Axial spondyloarthritis (axSpA) is a chronic inflammatory disease that affects the axial skeleton, mainly the spine and sacroiliac joints. The condition encompasses both non-radiographic axial spondyloarthritis (nr-axSpA) and radiographic axial spondyloarthritis (r-axSpA), which was previously referred to as ankylosing spondylitis (AS). In this essay, we will discuss the diagnosis, phenotypes, and treatment of axSpA in detail.
The diagnosis of axSpA can be challenging and may require a combination of clinical, laboratory, and radiographic assessments. The following are the diagnostic criteria for axSpA:
Clinical features: The presence of chronic back pain, which lasts for at least three months, and is worse in the morning and improves with exercise, is the hallmark symptom of axSpA. Other clinical features include stiffness in the back, limited spinal mobility, and peripheral arthritis.
Imaging: Radiographic evidence of sacroiliitis is the most specific feature of axSpA. Magnetic resonance imaging (MRI) can detect early changes of sacroiliitis, even before radiographic evidence appears. Other imaging features include bone marrow edema and syndesmophytes (bony outgrowths that form in the spine).
Laboratory tests: There are no specific laboratory tests for axSpA. However, blood tests can help exclude other conditions that can mimic the disease, such as rheumatoid arthritis or infections. HLA-B27 testing may also be useful as it is strongly associated with axSpA, although not all patients with axSpA are HLA-B27 positive.
AxSpA is a heterogeneous disease, and patients can present with different phenotypes that may require tailored treatment strategies. The following are the three main phenotypes of axSpA:
Radiographic axSpA (r-axSpA): This phenotype is characterized by radiographic evidence of sacroiliitis, which is visible on X-ray. Patients with r-axSpA tend to have more severe and progressive disease, with more frequent and severe spinal fusion.
Non-radiographic axSpA (nr-axSpA): This phenotype presents with clinical symptoms of axSpA, such as chronic back pain and stiffness, without radiographic evidence of sacroiliitis on X-ray. However, these patients may have positive MRI findings, such as bone marrow edema or inflammation of the sacroiliac joint, indicating early disease.
Peripheral spondyloarthritis: This phenotype involves inflammation of the peripheral joints, such as the knees, ankles, and wrists, in addition to axial symptoms. Peripheral spondyloarthritis can occur in isolation or in combination with axSpA.
There are various treatment options available that can help manage the disease.

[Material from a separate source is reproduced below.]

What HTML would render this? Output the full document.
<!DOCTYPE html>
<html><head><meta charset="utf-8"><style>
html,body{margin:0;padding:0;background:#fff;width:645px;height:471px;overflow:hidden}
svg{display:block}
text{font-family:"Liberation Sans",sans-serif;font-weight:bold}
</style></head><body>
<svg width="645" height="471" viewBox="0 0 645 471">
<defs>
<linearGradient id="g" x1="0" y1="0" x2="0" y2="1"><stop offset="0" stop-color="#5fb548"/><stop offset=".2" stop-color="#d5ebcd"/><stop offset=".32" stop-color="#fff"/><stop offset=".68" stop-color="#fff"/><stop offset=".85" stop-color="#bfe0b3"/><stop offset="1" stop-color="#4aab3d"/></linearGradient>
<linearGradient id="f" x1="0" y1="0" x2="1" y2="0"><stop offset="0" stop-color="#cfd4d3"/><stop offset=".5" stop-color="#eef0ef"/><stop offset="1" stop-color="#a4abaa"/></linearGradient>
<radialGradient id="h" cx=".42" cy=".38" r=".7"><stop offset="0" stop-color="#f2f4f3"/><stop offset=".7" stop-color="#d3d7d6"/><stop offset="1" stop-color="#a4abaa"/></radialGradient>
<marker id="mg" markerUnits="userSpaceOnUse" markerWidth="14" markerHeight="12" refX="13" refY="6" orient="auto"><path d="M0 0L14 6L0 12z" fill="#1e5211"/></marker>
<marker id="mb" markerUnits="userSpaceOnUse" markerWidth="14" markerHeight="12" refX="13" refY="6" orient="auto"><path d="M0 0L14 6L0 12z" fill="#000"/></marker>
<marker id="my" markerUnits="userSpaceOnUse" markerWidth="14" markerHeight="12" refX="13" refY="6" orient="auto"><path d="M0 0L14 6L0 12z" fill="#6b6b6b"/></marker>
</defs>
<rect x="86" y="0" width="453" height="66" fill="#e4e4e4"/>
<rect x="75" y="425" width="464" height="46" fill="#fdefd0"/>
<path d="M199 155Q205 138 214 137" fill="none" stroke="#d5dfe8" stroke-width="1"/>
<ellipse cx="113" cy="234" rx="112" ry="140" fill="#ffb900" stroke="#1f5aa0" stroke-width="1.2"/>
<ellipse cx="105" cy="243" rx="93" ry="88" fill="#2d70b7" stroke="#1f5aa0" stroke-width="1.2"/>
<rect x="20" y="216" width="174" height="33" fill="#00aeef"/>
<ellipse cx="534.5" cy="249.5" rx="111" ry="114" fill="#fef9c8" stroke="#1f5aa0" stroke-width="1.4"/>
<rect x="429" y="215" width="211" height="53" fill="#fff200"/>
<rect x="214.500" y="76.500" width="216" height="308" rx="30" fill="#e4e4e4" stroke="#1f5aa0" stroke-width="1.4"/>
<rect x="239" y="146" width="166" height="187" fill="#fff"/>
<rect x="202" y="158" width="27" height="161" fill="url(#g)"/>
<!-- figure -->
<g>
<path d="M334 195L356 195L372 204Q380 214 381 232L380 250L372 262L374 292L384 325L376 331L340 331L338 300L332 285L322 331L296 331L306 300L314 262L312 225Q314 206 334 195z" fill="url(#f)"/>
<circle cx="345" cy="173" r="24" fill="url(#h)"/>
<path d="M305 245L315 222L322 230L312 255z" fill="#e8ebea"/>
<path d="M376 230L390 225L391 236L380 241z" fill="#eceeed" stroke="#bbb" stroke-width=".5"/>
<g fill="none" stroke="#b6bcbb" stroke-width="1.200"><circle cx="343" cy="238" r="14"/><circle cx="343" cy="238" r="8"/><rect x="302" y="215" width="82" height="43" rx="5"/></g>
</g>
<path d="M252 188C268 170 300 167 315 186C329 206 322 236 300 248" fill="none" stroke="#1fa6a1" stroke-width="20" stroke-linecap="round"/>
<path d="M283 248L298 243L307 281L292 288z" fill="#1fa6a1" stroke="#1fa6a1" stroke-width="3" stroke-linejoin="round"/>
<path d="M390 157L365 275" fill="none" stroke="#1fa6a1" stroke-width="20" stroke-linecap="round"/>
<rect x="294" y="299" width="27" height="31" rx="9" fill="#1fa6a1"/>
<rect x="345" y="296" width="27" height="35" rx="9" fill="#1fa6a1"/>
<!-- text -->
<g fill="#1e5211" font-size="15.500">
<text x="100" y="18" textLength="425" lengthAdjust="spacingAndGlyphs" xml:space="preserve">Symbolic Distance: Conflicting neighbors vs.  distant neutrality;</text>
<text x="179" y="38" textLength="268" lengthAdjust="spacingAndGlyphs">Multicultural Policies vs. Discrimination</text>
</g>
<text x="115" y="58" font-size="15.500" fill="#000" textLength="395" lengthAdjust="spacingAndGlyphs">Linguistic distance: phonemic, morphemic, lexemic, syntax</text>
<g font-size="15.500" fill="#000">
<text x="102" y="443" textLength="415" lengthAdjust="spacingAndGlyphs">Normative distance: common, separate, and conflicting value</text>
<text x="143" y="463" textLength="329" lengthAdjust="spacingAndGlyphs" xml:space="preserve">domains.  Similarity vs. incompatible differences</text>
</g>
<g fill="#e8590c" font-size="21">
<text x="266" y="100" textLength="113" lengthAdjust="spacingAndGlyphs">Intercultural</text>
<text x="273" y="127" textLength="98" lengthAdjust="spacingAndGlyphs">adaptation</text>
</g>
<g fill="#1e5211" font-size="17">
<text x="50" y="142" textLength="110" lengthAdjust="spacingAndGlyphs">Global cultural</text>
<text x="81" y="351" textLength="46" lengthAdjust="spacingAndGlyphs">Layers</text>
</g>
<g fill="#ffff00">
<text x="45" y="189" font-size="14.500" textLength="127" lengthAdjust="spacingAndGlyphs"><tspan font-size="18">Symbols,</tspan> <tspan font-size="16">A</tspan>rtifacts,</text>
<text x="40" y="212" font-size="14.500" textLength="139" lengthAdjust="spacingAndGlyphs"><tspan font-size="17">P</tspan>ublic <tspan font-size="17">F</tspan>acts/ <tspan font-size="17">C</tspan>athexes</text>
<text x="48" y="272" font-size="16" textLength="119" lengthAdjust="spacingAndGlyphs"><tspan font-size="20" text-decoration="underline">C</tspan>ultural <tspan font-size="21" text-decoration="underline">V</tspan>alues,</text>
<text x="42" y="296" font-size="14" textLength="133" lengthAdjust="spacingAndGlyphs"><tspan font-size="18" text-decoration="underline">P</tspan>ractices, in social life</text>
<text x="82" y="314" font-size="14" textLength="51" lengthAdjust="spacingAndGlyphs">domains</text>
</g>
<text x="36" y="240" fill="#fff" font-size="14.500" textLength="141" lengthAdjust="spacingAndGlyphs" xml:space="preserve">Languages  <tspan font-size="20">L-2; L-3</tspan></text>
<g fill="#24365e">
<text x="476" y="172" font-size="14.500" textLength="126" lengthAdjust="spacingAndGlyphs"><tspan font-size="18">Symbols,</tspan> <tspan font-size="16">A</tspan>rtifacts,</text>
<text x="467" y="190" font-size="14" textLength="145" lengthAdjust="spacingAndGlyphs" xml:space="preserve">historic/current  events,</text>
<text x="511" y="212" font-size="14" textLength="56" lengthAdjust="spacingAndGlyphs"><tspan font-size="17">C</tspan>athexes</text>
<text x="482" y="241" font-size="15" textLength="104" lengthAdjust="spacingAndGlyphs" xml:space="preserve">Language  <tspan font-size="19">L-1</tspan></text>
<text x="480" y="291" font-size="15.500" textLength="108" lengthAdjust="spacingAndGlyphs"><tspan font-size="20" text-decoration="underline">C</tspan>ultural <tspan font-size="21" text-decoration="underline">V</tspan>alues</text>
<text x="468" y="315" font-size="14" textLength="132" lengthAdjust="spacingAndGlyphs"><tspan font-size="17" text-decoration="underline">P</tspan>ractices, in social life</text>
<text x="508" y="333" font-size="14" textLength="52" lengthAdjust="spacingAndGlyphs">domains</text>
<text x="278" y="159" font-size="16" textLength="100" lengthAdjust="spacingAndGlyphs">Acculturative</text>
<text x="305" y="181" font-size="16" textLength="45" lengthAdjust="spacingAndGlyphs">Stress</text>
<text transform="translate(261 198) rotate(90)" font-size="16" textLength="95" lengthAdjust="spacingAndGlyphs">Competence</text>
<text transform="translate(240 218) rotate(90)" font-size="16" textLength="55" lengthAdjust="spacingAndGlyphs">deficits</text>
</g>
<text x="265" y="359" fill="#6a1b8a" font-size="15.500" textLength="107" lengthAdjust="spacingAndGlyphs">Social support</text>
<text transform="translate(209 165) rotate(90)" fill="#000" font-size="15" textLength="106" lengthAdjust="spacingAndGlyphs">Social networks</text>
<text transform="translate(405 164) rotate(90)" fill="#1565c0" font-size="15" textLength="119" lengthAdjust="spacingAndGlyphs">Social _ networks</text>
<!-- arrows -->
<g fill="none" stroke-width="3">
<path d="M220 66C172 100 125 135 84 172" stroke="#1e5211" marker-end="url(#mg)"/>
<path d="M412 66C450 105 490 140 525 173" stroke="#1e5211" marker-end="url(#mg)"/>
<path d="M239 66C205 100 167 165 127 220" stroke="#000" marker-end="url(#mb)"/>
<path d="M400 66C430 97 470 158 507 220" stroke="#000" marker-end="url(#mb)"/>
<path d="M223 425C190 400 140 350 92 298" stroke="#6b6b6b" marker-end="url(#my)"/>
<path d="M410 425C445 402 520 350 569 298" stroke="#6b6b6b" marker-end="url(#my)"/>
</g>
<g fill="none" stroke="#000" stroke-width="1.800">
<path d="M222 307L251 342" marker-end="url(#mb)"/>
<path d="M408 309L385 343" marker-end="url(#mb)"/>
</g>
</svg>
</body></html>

Non-Steroidal Anti-Inflammatory Drugs (NSAIDs) are commonly used as a first-line treatment for axSpA, as they help to relieve pain and inflammation. They work by blocking the production of prostaglandins, which are responsible for causing pain and inflammation. Examples of NSAIDs include ibuprofen, naproxen, and diclofenac. NSAIDs can be taken orally or topically, and are usually taken on an as-needed basis.
Disease-Modifying Anti-Rheumatic Drugs (DMARDs) are a group of medications that work to modify the underlying disease process of axSpA. Unlike NSAIDs, DMARDs are slow-acting and can take several weeks or months to take effect. They are typically used in combination with NSAIDs for maximum benefit. Examples of DMARDs used for axSpA include sulfasalazine and methotrexate.
Biologic therapy targets specific proteins involved in the inflammatory process, such as tumor necrosis factor (TNF) or interleukin-17 (IL-17). These medications are administered via injection or intravenous infusion and are reserved for patients who have not responded to NSAIDs and/or DMARDs. Examples of biologics used for axSpA include adalimumab, etanercept, infliximab, golimumab, certolizumab pegol, and secukinumab.
Janus Kinase (JAK) Inhibitors are a newer class of medications that work by blocking a group of enzymes called Janus kinases, which are involved in the inflammatory process. They are taken orally and have been shown to be effective in treating axSpA. Tofacitinib is an example of a JAK inhibitor that has been approved for the treatment of axSpA.
Physical Therapy and Exercise are important components of the overall treatment plan for axSpA. They can help to improve flexibility, strength, and range of motion, and can also help to reduce pain and stiffness. A physical therapist can develop an individualized exercise program that is safe and effective for each patient.